**The exercise**
Retype the material below. Keep every word exactly as it is.

[Start Source material]

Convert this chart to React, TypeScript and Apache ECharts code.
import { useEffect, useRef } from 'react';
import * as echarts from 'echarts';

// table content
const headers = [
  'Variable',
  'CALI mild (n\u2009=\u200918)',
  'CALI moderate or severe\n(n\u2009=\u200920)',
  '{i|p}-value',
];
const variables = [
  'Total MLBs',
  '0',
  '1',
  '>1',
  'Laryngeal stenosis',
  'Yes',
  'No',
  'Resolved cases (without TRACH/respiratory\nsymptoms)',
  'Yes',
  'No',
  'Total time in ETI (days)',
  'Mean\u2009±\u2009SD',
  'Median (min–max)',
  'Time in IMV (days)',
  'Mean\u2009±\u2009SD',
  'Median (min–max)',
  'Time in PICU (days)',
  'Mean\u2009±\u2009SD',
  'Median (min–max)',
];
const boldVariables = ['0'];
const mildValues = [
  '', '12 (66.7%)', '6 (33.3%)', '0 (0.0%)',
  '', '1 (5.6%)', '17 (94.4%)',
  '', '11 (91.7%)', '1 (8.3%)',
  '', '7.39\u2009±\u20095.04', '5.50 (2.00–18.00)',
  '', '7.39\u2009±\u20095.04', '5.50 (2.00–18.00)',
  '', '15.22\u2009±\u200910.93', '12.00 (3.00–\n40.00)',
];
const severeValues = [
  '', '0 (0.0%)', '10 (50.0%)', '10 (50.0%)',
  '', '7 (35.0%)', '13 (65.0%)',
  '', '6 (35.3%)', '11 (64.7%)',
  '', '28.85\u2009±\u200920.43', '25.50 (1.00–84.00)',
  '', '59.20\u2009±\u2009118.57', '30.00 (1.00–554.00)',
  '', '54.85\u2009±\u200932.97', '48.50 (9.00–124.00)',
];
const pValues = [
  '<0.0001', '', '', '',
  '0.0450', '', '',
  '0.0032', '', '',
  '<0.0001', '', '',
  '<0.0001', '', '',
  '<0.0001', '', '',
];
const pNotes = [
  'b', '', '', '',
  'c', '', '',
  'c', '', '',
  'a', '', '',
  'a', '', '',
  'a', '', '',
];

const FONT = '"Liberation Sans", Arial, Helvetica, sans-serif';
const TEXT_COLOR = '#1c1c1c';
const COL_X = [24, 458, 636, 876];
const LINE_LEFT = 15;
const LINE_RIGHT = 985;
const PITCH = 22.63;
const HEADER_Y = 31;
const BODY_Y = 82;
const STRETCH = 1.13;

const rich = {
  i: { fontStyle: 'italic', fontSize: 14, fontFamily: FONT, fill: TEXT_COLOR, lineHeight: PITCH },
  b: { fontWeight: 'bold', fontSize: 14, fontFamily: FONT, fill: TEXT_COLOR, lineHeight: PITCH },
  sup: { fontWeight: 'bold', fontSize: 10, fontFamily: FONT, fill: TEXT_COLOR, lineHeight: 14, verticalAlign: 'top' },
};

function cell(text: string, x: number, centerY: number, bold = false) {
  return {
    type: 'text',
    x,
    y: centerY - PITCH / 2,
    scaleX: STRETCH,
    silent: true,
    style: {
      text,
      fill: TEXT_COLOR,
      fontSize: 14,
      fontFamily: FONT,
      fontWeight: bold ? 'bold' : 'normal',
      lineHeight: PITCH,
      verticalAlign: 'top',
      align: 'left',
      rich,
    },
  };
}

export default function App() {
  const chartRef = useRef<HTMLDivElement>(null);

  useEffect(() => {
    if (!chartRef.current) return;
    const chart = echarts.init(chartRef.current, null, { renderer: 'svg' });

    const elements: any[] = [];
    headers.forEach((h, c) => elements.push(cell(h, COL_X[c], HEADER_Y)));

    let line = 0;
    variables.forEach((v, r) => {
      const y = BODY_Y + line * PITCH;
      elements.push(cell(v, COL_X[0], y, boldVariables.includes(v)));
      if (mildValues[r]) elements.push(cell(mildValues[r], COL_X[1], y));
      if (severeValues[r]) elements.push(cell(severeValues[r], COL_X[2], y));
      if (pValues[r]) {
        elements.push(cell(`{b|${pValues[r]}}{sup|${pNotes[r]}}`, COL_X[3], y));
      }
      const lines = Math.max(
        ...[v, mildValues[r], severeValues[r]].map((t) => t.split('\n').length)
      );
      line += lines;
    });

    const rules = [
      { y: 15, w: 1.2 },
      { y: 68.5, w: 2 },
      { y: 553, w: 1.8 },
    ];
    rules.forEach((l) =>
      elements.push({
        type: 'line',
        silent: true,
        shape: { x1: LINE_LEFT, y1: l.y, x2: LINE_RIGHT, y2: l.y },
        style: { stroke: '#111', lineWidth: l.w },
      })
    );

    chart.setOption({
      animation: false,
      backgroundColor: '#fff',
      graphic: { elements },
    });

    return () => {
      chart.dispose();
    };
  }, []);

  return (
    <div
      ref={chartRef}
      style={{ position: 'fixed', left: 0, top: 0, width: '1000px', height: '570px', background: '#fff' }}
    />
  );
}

[End Source material]

**Result of the exercise**
Convert this chart to React, TypeScript and Apache ECharts code.
import { useEffect, useRef } from 'react';
import * as echarts from 'echarts';

// table content
const headers = [
  'Variable',
  'CALI mild (n\u2009=\u200918)',
  'CALI moderate or severe\n(n\u2009=\u200920)',
  '{i|p}-value',
];
const variables = [
  'Total MLBs',
  '0',
  '1',
  '>1',
  'Laryngeal stenosis',
  'Yes',
  'No',
  'Resolved cases (without TRACH/respiratory\nsymptoms)',
  'Yes',
  'No',
  'Total time in ETI (days)',
  'Mean\u2009±\u2009SD',
  'Median (min–max)',
  'Time in IMV (days)',
  'Mean\u2009±\u2009SD',
  'Median (min–max)',
  'Time in PICU (days)',
  'Mean\u2009±\u2009SD',
  'Median (min–max)',
];
const boldVariables = ['0'];
const mildValues = [
  '', '12 (66.7%)', '6 (33.3%)', '0 (0.0%)',
  '', '1 (5.6%)', '17 (94.4%)',
  '', '11 (91.7%)', '1 (8.3%)',
  '', '7.39\u2009±\u20095.04', '5.50 (2.00–18.00)',
  '', '7.39\u2009±\u20095.04', '5.50 (2.00–18.00)',
  '', '15.22\u2009±\u200910.93', '12.00 (3.00–\n40.00)',
];
const severeValues = [
  '', '0 (0.0%)', '10 (50.0%)', '10 (50.0%)',
  '', '7 (35.0%)', '13 (65.0%)',
  '', '6 (35.3%)', '11 (64.7%)',
  '', '28.85\u2009±\u200920.43', '25.50 (1.00–84.00)',
  '', '59.20\u2009±\u2009118.57', '30.00 (1.00–554.00)',
  '', '54.85\u2009±\u200932.97', '48.50 (9.00–124.00)',
];
const pValues = [
  '<0.0001', '', '', '',
  '0.0450', '', '',
  '0.0032', '', '',
  '<0.0001', '', '',
  '<0.0001', '', '',
  '<0.0001', '', '',
];
const pNotes = [
  'b', '', '', '',
  'c', '', '',
  'c', '', '',
  'a', '', '',
  'a', '', '',
  'a', '', '',
];

const FONT = '"Liberation Sans", Arial, Helvetica, sans-serif';
const TEXT_COLOR = '#1c1c1c';
const COL_X = [24, 458, 636, 876];
const LINE_LEFT = 15;
const LINE_RIGHT = 985;
const PITCH = 22.63;
const HEADER_Y = 31;
const BODY_Y = 82;
const STRETCH = 1.13;

const rich = {
  i: { fontStyle: 'italic', fontSize: 14, fontFamily: FONT, fill: TEXT_COLOR, lineHeight: PITCH },
  b: { fontWeight: 'bold', fontSize: 14, fontFamily: FONT, fill: TEXT_COLOR, lineHeight: PITCH },
  sup: { fontWeight: 'bold', fontSize: 10, fontFamily: FONT, fill: TEXT_COLOR, lineHeight: 14, verticalAlign: 'top' },
};

function cell(text: string, x: number, centerY: number, bold = false) {
  return {
    type: 'text',
    x,
    y: centerY - PITCH / 2,
    scaleX: STRETCH,
    silent: true,
    style: {
      text,
      fill: TEXT_COLOR,
      fontSize: 14,
      fontFamily: FONT,
      fontWeight: bold ? 'bold' : 'normal',
      lineHeight: PITCH,
      verticalAlign: 'top',
      align: 'left',
      rich,
    },
  };
}

export default function App() {
  const chartRef = useRef<HTMLDivElement>(null);

  useEffect(() => {
    if (!chartRef.current) return;
    const chart = echarts.init(chartRef.current, null, { renderer: 'svg' });

    const elements: any[] = [];
    headers.forEach((h, c) => elements.push(cell(h, COL_X[c], HEADER_Y)));

    let line = 0;
    variables.forEach((v, r) => {
      const y = BODY_Y + line * PITCH;
      elements.push(cell(v, COL_X[0], y, boldVariables.includes(v)));
      if (mildValues[r]) elements.push(cell(mildValues[r], COL_X[1], y));
      if (severeValues[r]) elements.push(cell(severeValues[r], COL_X[2], y));
      if (pValues[r]) {
        elements.push(cell(`{b|${pValues[r]}}{sup|${pNotes[r]}}`, COL_X[3], y));
      }
      const lines = Math.max(
        ...[v, mildValues[r], severeValues[r]].map((t) => t.split('\n').length)
      );
      line += lines;
    });

    const rules = [
      { y: 15, w: 1.2 },
      { y: 68.5, w: 2 },
      { y: 553, w: 1.8 },
    ];
    rules.forEach((l) =>
      elements.push({
        type: 'line',
        silent: true,
        shape: { x1: LINE_LEFT, y1: l.y, x2: LINE_RIGHT, y2: l.y },
        style: { stroke: '#111', lineWidth: l.w },
      })
    );

    chart.setOption({
      animation: false,
      backgroundColor: '#fff',
      graphic: { elements },
    });

    return () => {
      chart.dispose();
    };
  }, []);

  return (
    <div
      ref={chartRef}
      style={{ position: 'fixed', left: 0, top: 0, width: '1000px', height: '570px', background: '#fff' }}
    />
  );
}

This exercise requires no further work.